Por toda a parte há aparições, oráculos, metamorfoses, sonhos, explicações sobre que assentam o destino dos maiores impérios e dos mais pequenos estados.
(…)
Gosto das fábulas dos filósofos, rio-me das das crianças e odeio as dos impostores.
O espírito pragmático e realista de Voltaire não se coíbe de mostrar que a inteligência não é suficiente para fazer sair um homem honesto – e contudo ingénuo – da prisão, nem de fazer face ao boicote social que lhe fazem. O Ingénuo só sai do cárcere mediante a intervenção da Menina de Saint Yves a qual não mede esforços para conseguir o homem que ama.
Voltaire serve-se desta personagem feminina para mostrar que para se conseguir algo é necessário que a pessoa esteja disposta a deixar-se corromper ou, na melhor das hipóteses a deixar vender um pouco da sua alma. Ou o corpo...

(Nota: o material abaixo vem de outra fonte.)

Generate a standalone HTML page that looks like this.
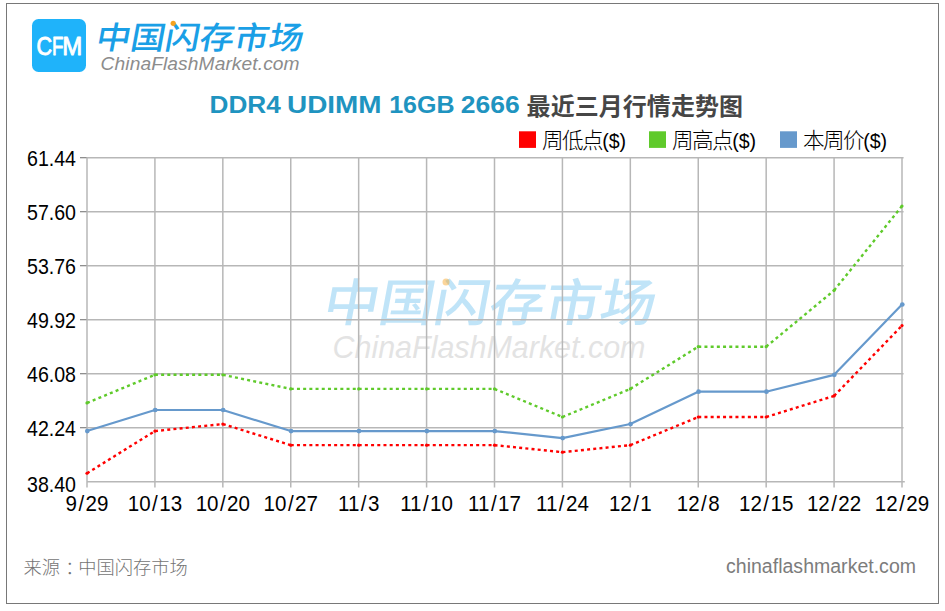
<!DOCTYPE html>
<html lang="zh-CN"><head><meta charset="utf-8"><title>DDR4 UDIMM 16GB 2666 最近三月行情走势图</title>
<style>html,body{margin:0;padding:0;background:#fff;}body{width:945px;height:611px;overflow:hidden;}svg{display:block;}text{font-family:"Liberation Sans", "Noto Sans CJK SC", sans-serif;}</style></head><body>
<svg width="945" height="611" viewBox="0 0 945 611">
<rect x="0" y="0" width="945" height="611" fill="#fff"/>
<rect x="6.5" y="3.5" width="932" height="600" fill="#fff" stroke="#787878" stroke-width="1"/>
<rect x="32" y="19" width="54" height="53" rx="6.5" ry="6.5" fill="#1fb3fa"/>
<g font-size="26.4" fill="#fff" stroke="#fff" stroke-width="0.9" stroke-linejoin="round">
<text x="36.4" y="54.6" textLength="15.6" lengthAdjust="spacingAndGlyphs">C</text>
<text x="52.1" y="54.6" textLength="11.4" lengthAdjust="spacingAndGlyphs">F</text>
<text x="62.3" y="54.6" textLength="20" lengthAdjust="spacingAndGlyphs">M</text>
</g>
<g transform="translate(94.5,48.6) skewX(-10.5) scale(1.1,1)"><text x="0" y="0" font-size="31.5" font-weight="500" fill="#1a9fe6" textLength="188.5" lengthAdjust="spacing">中国闪存市场</text></g>
<circle cx="173.2" cy="23.3" r="2.6" fill="#f6a21e"/>
<text x="100.6" y="70.3" font-size="19.2" font-style="italic" fill="#8c8c8c" textLength="199" lengthAdjust="spacing">ChinaFlashMarket.com</text>
<g font-size="24.6" font-weight="700" fill="#1f94c0">
<text x="209.6" y="112.6" textLength="71.2" lengthAdjust="spacingAndGlyphs">DDR4</text>
<text x="287" y="112.6" textLength="94.6" lengthAdjust="spacingAndGlyphs">UDIMM</text>
<text x="389.2" y="112.6" textLength="65.4" lengthAdjust="spacingAndGlyphs">16GB</text>
<text x="460.8" y="112.6" textLength="59" lengthAdjust="spacingAndGlyphs">2666</text>
</g>
<text x="526.6" y="114.7" font-size="24" font-weight="700" fill="#464646" textLength="216.4" lengthAdjust="spacing">最近三月行情走势图</text>
<rect x="519" y="131.3" width="17" height="16.6" fill="#ff0000"/>
<text x="542" y="147.9" font-size="21.6" font-weight="300" fill="#000" letter-spacing="-1.6">周低点<tspan font-size="19.6" letter-spacing="0" dx="0.2" dy="-0.4">($)</tspan></text>
<rect x="649" y="131.3" width="17" height="16.6" fill="#5fca2b"/>
<text x="672" y="147.9" font-size="21.6" font-weight="300" fill="#000" letter-spacing="-1.6">周高点<tspan font-size="19.6" letter-spacing="0" dx="0.2" dy="-0.4">($)</tspan></text>
<rect x="780" y="131.3" width="17" height="16.6" fill="#6699cc"/>
<text x="803" y="147.9" font-size="21.6" font-weight="300" fill="#000" letter-spacing="-1.6">本周价<tspan font-size="19.6" letter-spacing="0" dx="0.2" dy="-0.4">($)</tspan></text>
<g opacity="0.27">
<g transform="translate(321,320.5) skewX(-10.5) scale(1.1,1)"><text x="0" y="0" font-size="50.7" font-weight="500" fill="#1a9fe6" textLength="302" lengthAdjust="spacing">中国闪存市场</text></g>
<text x="332.5" y="358.3" font-size="30.5" font-style="italic" fill="#888888" opacity="0.85" textLength="313" lengthAdjust="spacing">ChinaFlashMarket.com</text>
</g>
<circle cx="446" cy="282" r="3.5" fill="#f6a21e" opacity="0.45"/>
<g stroke="#b7b7b7" stroke-width="1.5" fill="none" transform="translate(0,-0.25)">
<line x1="87.00" y1="158" x2="87.00" y2="487.8"/>
<line x1="154.92" y1="158" x2="154.92" y2="487.8"/>
<line x1="222.83" y1="158" x2="222.83" y2="487.8"/>
<line x1="290.75" y1="158" x2="290.75" y2="487.8"/>
<line x1="358.67" y1="158" x2="358.67" y2="487.8"/>
<line x1="426.58" y1="158" x2="426.58" y2="487.8"/>
<line x1="494.50" y1="158" x2="494.50" y2="487.8"/>
<line x1="562.42" y1="158" x2="562.42" y2="487.8"/>
<line x1="630.33" y1="158" x2="630.33" y2="487.8"/>
<line x1="698.25" y1="158" x2="698.25" y2="487.8"/>
<line x1="766.17" y1="158" x2="766.17" y2="487.8"/>
<line x1="834.08" y1="158" x2="834.08" y2="487.8"/>
<line x1="902.00" y1="158" x2="902.00" y2="487.8"/>
<line x1="80" y1="158" x2="903.6" y2="158"/>
<line x1="80" y1="212" x2="903.6" y2="212"/>
<line x1="80" y1="266" x2="903.6" y2="266"/>
<line x1="80" y1="320" x2="903.6" y2="320"/>
<line x1="80" y1="374" x2="903.6" y2="374"/>
<line x1="80" y1="428" x2="903.6" y2="428"/>
<line x1="87" y1="482" x2="904.8" y2="482"/>
</g>
<g stroke="#8e8e8e" stroke-width="1" fill="none">
<line x1="80" y1="157.5" x2="86.4" y2="157.5"/>
<line x1="80" y1="211.5" x2="86.4" y2="211.5"/>
<line x1="80" y1="265.5" x2="86.4" y2="265.5"/>
<line x1="80" y1="319.5" x2="86.4" y2="319.5"/>
<line x1="80" y1="373.5" x2="86.4" y2="373.5"/>
<line x1="80" y1="427.5" x2="86.4" y2="427.5"/>
</g>
<g font-size="21.4" fill="#000" text-anchor="end">
<text transform="translate(76.0,166.3) scale(0.915,1)" x="0" y="0">61.44</text>
<text transform="translate(76.0,220.3) scale(0.915,1)" x="0" y="0">57.60</text>
<text transform="translate(76.0,274.3) scale(0.915,1)" x="0" y="0">53.76</text>
<text transform="translate(76.0,328.3) scale(0.915,1)" x="0" y="0">49.92</text>
<text transform="translate(76.0,382.3) scale(0.915,1)" x="0" y="0">46.08</text>
<text transform="translate(76.0,436.3) scale(0.915,1)" x="0" y="0">42.24</text>
<text transform="translate(76.0,491.9) scale(0.915,1)" x="0" y="0">38.40</text>
</g>
<g font-size="21.4" fill="#000" text-anchor="middle">
<text transform="translate(87.00,510.7) scale(0.96,1)" x="0" y="0">9<tspan dx="1.5">/</tspan><tspan dx="1.5">29</tspan></text>
<text transform="translate(154.92,510.7) scale(0.96,1)" x="0" y="0">10<tspan dx="1.5">/</tspan><tspan dx="1.5">13</tspan></text>
<text transform="translate(222.83,510.7) scale(0.96,1)" x="0" y="0">10<tspan dx="1.5">/</tspan><tspan dx="1.5">20</tspan></text>
<text transform="translate(290.75,510.7) scale(0.96,1)" x="0" y="0">10<tspan dx="1.5">/</tspan><tspan dx="1.5">27</tspan></text>
<text transform="translate(358.67,510.7) scale(0.96,1)" x="0" y="0">11<tspan dx="1.5">/</tspan><tspan dx="1.5">3</tspan></text>
<text transform="translate(426.58,510.7) scale(0.96,1)" x="0" y="0">11<tspan dx="1.5">/</tspan><tspan dx="1.5">10</tspan></text>
<text transform="translate(494.50,510.7) scale(0.96,1)" x="0" y="0">11<tspan dx="1.5">/</tspan><tspan dx="1.5">17</tspan></text>
<text transform="translate(562.42,510.7) scale(0.96,1)" x="0" y="0">11<tspan dx="1.5">/</tspan><tspan dx="1.5">24</tspan></text>
<text transform="translate(630.33,510.7) scale(0.96,1)" x="0" y="0">12<tspan dx="1.5">/</tspan><tspan dx="1.5">1</tspan></text>
<text transform="translate(698.25,510.7) scale(0.96,1)" x="0" y="0">12<tspan dx="1.5">/</tspan><tspan dx="1.5">8</tspan></text>
<text transform="translate(766.17,510.7) scale(0.96,1)" x="0" y="0">12<tspan dx="1.5">/</tspan><tspan dx="1.5">15</tspan></text>
<text transform="translate(834.08,510.7) scale(0.96,1)" x="0" y="0">12<tspan dx="1.5">/</tspan><tspan dx="1.5">22</tspan></text>
<text transform="translate(902.00,510.7) scale(0.96,1)" x="0" y="0">12<tspan dx="1.5">/</tspan><tspan dx="1.5">29</tspan></text>
</g>
<g fill="none" stroke="#ff0000" stroke-width="2.4" stroke-dasharray="3 3.2">
<line x1="87.00" y1="473.26" x2="154.92" y2="431.07"/>
<line x1="154.92" y1="431.07" x2="222.83" y2="424.04"/>
<line x1="222.83" y1="424.04" x2="290.75" y2="445.14"/>
<line x1="290.75" y1="445.14" x2="358.67" y2="445.14"/>
<line x1="358.67" y1="445.14" x2="426.58" y2="445.14"/>
<line x1="426.58" y1="445.14" x2="494.50" y2="445.14"/>
<line x1="494.50" y1="445.14" x2="562.42" y2="452.17"/>
<line x1="562.42" y1="452.17" x2="630.33" y2="445.14"/>
<line x1="630.33" y1="445.14" x2="698.25" y2="417.01"/>
<line x1="698.25" y1="417.01" x2="766.17" y2="417.01"/>
<line x1="766.17" y1="417.01" x2="834.08" y2="395.92"/>
<line x1="834.08" y1="395.92" x2="902.00" y2="325.61"/>
</g>
<g fill="#ff0000">
<circle cx="87.00" cy="473.26" r="1.6"/>
<circle cx="154.92" cy="431.07" r="1.6"/>
<circle cx="222.83" cy="424.04" r="1.6"/>
<circle cx="290.75" cy="445.14" r="1.6"/>
<circle cx="358.67" cy="445.14" r="1.6"/>
<circle cx="426.58" cy="445.14" r="1.6"/>
<circle cx="494.50" cy="445.14" r="1.6"/>
<circle cx="562.42" cy="452.17" r="1.6"/>
<circle cx="630.33" cy="445.14" r="1.6"/>
<circle cx="698.25" cy="417.01" r="1.6"/>
<circle cx="766.17" cy="417.01" r="1.6"/>
<circle cx="834.08" cy="395.92" r="1.6"/>
<circle cx="902.00" cy="325.61" r="1.6"/>
</g>
<g fill="none" stroke="#5fca2b" stroke-width="2.4" stroke-dasharray="3 3.2">
<line x1="87.00" y1="402.95" x2="154.92" y2="374.82"/>
<line x1="154.92" y1="374.82" x2="222.83" y2="374.82"/>
<line x1="222.83" y1="374.82" x2="290.75" y2="388.89"/>
<line x1="290.75" y1="388.89" x2="358.67" y2="388.89"/>
<line x1="358.67" y1="388.89" x2="426.58" y2="388.89"/>
<line x1="426.58" y1="388.89" x2="494.50" y2="388.89"/>
<line x1="494.50" y1="388.89" x2="562.42" y2="417.01"/>
<line x1="562.42" y1="417.01" x2="630.33" y2="388.89"/>
<line x1="630.33" y1="388.89" x2="698.25" y2="346.70"/>
<line x1="698.25" y1="346.70" x2="766.17" y2="346.70"/>
<line x1="766.17" y1="346.70" x2="834.08" y2="290.45"/>
<line x1="834.08" y1="290.45" x2="902.00" y2="206.07"/>
</g>
<g fill="#5fca2b">
<circle cx="87.00" cy="402.95" r="1.6"/>
<circle cx="154.92" cy="374.82" r="1.6"/>
<circle cx="222.83" cy="374.82" r="1.6"/>
<circle cx="290.75" cy="388.89" r="1.6"/>
<circle cx="358.67" cy="388.89" r="1.6"/>
<circle cx="426.58" cy="388.89" r="1.6"/>
<circle cx="494.50" cy="388.89" r="1.6"/>
<circle cx="562.42" cy="417.01" r="1.6"/>
<circle cx="630.33" cy="388.89" r="1.6"/>
<circle cx="698.25" cy="346.70" r="1.6"/>
<circle cx="766.17" cy="346.70" r="1.6"/>
<circle cx="834.08" cy="290.45" r="1.6"/>
<circle cx="902.00" cy="206.07" r="1.6"/>
</g>
<polyline points="87.00,431.07 154.92,409.98 222.83,409.98 290.75,431.07 358.67,431.07 426.58,431.07 494.50,431.07 562.42,438.11 630.33,424.04 698.25,391.70 766.17,391.70 834.08,374.82 902.00,304.51" fill="none" stroke="#6699cc" stroke-width="2.2" stroke-linejoin="round"/>
<g fill="#6699cc">
<circle cx="87.30" cy="431.07" r="2.35"/>
<circle cx="155.22" cy="409.98" r="2.35"/>
<circle cx="223.13" cy="409.98" r="2.35"/>
<circle cx="291.05" cy="431.07" r="2.35"/>
<circle cx="358.97" cy="431.07" r="2.35"/>
<circle cx="426.88" cy="431.07" r="2.35"/>
<circle cx="494.80" cy="431.07" r="2.35"/>
<circle cx="562.72" cy="438.11" r="2.35"/>
<circle cx="630.63" cy="424.04" r="2.35"/>
<circle cx="698.55" cy="391.70" r="2.35"/>
<circle cx="766.47" cy="391.70" r="2.35"/>
<circle cx="834.38" cy="374.82" r="2.35"/>
<circle cx="902.30" cy="304.51" r="2.35"/>
</g>
<text x="23.6" y="573.5" font-size="18.25" font-weight="300" fill="#747474">来源<tspan dx="5.2">：</tspan><tspan dx="-5.2">中国闪存市场</tspan></text>
<text x="726" y="573" font-size="19.5" fill="#7c7c7c" textLength="190" lengthAdjust="spacing">chinaflashmarket.com</text>
</svg></body></html>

O Autor pretendia, com esta parábola/alegoria apontar o dedo à falsa virtude de uma classe de jovens ambiciosos que, para ascender socialmente, não olhavam a meios para atingir os seus fins, obtendo favores do alto funcionalismo da corte ou do próprio rei. Tratava-se de jovens normalmente medíocres ou de condição social pouco favorecida, por vezes mesmo duvidosa, que conseguiam, de forma inexplicável, uma ascensão vertiginosa, a qual muitas vezes se devi à influência – ou à beleza – das esposas, mães ou irmãs.
O livro é, todo ele, uma denúncia da falsa moral de uma classe dominante, com muito poucos escrúpulos, que se empenha em vestir a máscara de uma personalidade impoluta mas comportando-se de forma oposta em privado.
As mulheres são, em Voltaire, mostradas como fazendo parte de uma população particularmente vulnerável em, praticamente, todos os estratos sociais. Mas na construção do carácter das personagens femininas, o Autor fica-se pelos estereótipos: ou são figuras angélicas – como a Menina de Saint-Yves ou a Menina de Kerkabon – ou demoníacas como a cínica amiga da Menina de Saint-Yves, uma viúva nobre e falsamente amável, mas que se revela uma oportunista, para além de cortesã e alcoviteira.
Nas personagens masculinas voltairianas já é possível encontrar algumas nuances de carácter, ou tonalidades intermédias, como Mr. de Douange, um homem venal, mas ainda capaz de sentir remorsos, após verificar a extensão das consequências da sua falta de escrúpulos.
O estilo da escrita de Voltaire é elaborado, recorrendo a várias figuras de estilo como a já mencionada alegoria e, também, à hipérbole, embora tropecemos com bastante frequência nos eufemismos, como é típico na escrita do século XVIII, cheia de preciosismos, a entrar no estilo barroco, à semelhança do que acontece noutros domínios da Arte.
As personagens são, todas elas, estilizadas, algumas a incarnar tipos sociais específicos com os seus vícios e preconceitos, tais como o bailio e o filho, dos quais se evidencia a estupidez e a boçalidade; os Kerkabon são, também, produto da sociedade em que vivem, das suas crenças, apesar do fundo genuíno e da sua simplicidade, duas características herdadas, também, pelo Ingénuo. A menina de Saint-Yves representa a bondade e o altruísmo, enquanto o pai, no extremo oposto, é o vivo retrato da tirania. O prisioneiro jansenista representa a racionalidade e a inteligência enquanto a venalidade e a luxúria estão concentrados em Mr. de Douange, a contrastar com a integridade do Ingénuo.
Um verdadeiro desfile de arquétipos, burilados por um dos pilares do pensamento Europeu da Idade Moderna.